GIVEN DATA:
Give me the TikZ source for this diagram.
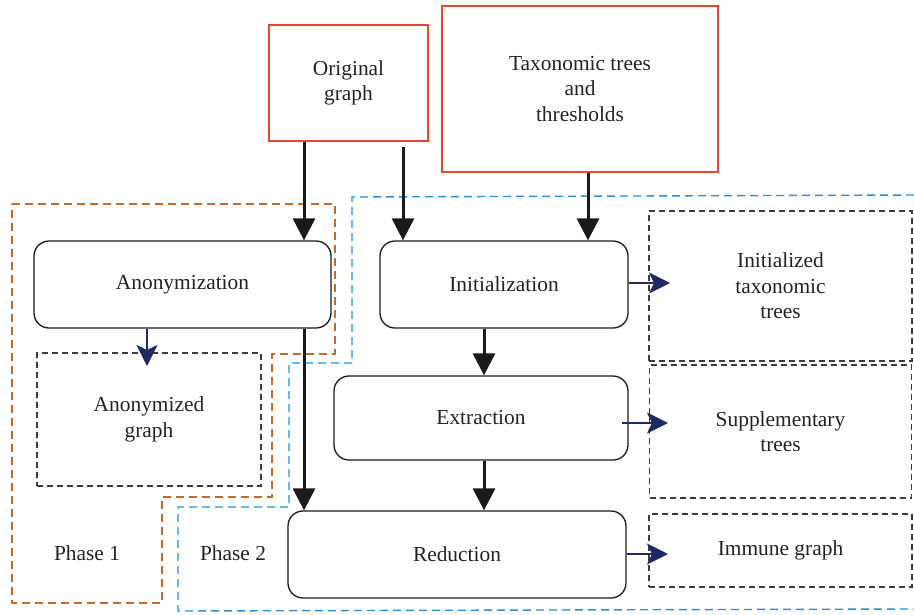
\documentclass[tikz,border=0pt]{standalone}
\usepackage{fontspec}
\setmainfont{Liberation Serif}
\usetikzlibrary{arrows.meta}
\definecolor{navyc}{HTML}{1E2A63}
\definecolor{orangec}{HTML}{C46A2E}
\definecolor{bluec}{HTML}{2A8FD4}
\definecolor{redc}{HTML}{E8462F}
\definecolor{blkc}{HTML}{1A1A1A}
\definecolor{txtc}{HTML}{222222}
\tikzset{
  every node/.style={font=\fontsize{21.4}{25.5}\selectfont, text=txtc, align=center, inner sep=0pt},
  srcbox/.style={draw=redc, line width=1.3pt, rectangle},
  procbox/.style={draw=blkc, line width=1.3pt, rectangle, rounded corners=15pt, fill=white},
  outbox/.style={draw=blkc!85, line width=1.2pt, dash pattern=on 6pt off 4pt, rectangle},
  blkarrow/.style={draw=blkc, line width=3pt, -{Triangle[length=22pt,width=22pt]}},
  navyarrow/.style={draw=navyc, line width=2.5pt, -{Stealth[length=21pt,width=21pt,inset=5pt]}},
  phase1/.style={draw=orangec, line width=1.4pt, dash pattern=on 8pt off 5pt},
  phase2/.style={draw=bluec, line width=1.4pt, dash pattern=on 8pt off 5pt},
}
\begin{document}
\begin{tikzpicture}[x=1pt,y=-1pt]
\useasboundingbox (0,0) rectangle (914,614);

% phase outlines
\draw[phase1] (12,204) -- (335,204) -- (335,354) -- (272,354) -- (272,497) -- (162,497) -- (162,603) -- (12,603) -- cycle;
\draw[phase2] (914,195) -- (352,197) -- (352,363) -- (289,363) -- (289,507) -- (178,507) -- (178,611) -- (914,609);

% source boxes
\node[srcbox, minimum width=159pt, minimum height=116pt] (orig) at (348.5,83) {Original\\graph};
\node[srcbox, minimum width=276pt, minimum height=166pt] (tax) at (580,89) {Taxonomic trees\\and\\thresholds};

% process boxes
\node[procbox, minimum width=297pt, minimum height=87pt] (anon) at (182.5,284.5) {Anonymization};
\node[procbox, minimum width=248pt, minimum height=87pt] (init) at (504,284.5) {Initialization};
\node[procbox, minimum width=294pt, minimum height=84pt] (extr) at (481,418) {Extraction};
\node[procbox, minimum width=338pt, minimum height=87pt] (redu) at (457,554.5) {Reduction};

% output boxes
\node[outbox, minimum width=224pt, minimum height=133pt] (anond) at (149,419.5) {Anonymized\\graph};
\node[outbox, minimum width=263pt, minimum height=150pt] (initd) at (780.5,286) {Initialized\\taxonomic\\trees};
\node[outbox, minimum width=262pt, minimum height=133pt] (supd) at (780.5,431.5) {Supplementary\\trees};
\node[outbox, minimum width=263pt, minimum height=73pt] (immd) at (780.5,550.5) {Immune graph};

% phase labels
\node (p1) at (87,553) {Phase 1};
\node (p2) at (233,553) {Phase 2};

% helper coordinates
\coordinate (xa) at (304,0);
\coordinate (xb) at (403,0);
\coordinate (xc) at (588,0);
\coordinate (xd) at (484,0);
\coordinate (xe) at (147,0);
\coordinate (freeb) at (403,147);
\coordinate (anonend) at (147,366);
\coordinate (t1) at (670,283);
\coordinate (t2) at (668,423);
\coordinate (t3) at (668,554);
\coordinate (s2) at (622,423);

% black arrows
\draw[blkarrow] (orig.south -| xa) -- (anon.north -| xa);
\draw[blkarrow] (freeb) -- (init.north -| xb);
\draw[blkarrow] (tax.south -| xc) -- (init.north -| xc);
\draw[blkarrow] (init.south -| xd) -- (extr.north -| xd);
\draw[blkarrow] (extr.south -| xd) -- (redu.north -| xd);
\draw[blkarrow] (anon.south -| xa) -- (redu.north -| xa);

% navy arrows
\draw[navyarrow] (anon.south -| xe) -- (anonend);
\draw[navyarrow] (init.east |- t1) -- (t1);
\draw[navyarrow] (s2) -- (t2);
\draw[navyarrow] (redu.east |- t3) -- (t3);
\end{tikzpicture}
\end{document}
==
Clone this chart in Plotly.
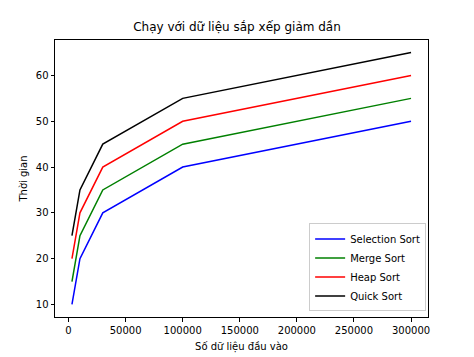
...
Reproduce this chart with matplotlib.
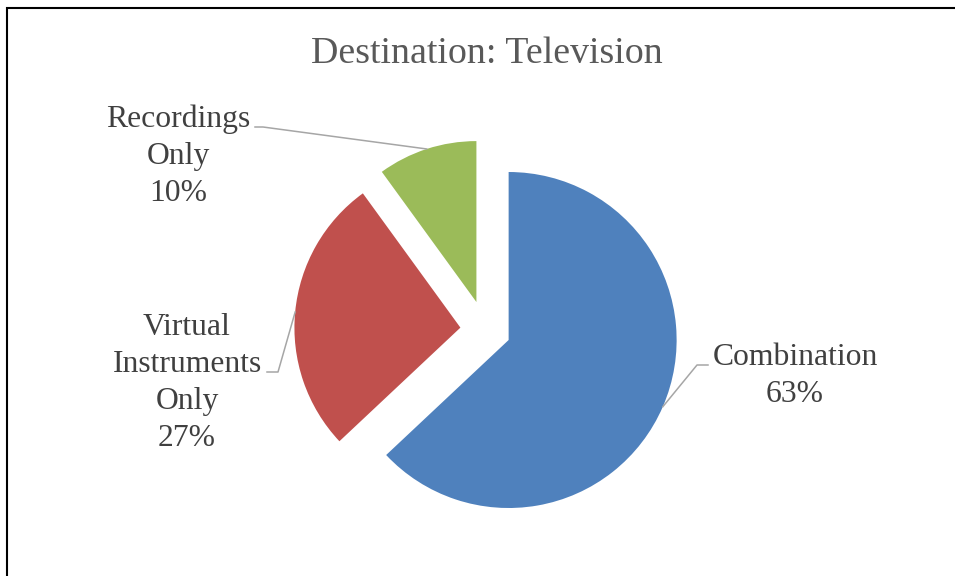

WHAT IS REQUIRED: Exactly the lines starting at the line containing "Give me the TikZ source for this diagram." and ending at the line containing "(178,611) -- (914,609);" should be transcribed, both included; omit the pictures.

EXERCISE OUTPUT:
Give me the TikZ source for this diagram.
\documentclass[tikz,border=0pt]{standalone}
\usepackage{fontspec}
\setmainfont{Liberation Serif}
\usetikzlibrary{arrows.meta}
\definecolor{navyc}{HTML}{1E2A63}
\definecolor{orangec}{HTML}{C46A2E}
\definecolor{bluec}{HTML}{2A8FD4}
\definecolor{redc}{HTML}{E8462F}
\definecolor{blkc}{HTML}{1A1A1A}
\definecolor{txtc}{HTML}{222222}
\tikzset{
  every node/.style={font=\fontsize{21.4}{25.5}\selectfont, text=txtc, align=center, inner sep=0pt},
  srcbox/.style={draw=redc, line width=1.3pt, rectangle},
  procbox/.style={draw=blkc, line width=1.3pt, rectangle, rounded corners=15pt, fill=white},
  outbox/.style={draw=blkc!85, line width=1.2pt, dash pattern=on 6pt off 4pt, rectangle},
  blkarrow/.style={draw=blkc, line width=3pt, -{Triangle[length=22pt,width=22pt]}},
  navyarrow/.style={draw=navyc, line width=2.5pt, -{Stealth[length=21pt,width=21pt,inset=5pt]}},
  phase1/.style={draw=orangec, line width=1.4pt, dash pattern=on 8pt off 5pt},
  phase2/.style={draw=bluec, line width=1.4pt, dash pattern=on 8pt off 5pt},
}
\begin{document}
\begin{tikzpicture}[x=1pt,y=-1pt]
\useasboundingbox (0,0) rectangle (914,614);

% phase outlines
\draw[phase1] (12,204) -- (335,204) -- (335,354) -- (272,354) -- (272,497) -- (162,497) -- (162,603) -- (12,603) -- cycle;
\draw[phase2] (914,195) -- (352,197) -- (352,363) -- (289,363) -- (289,507) -- (178,507) -- (178,611) -- (914,609);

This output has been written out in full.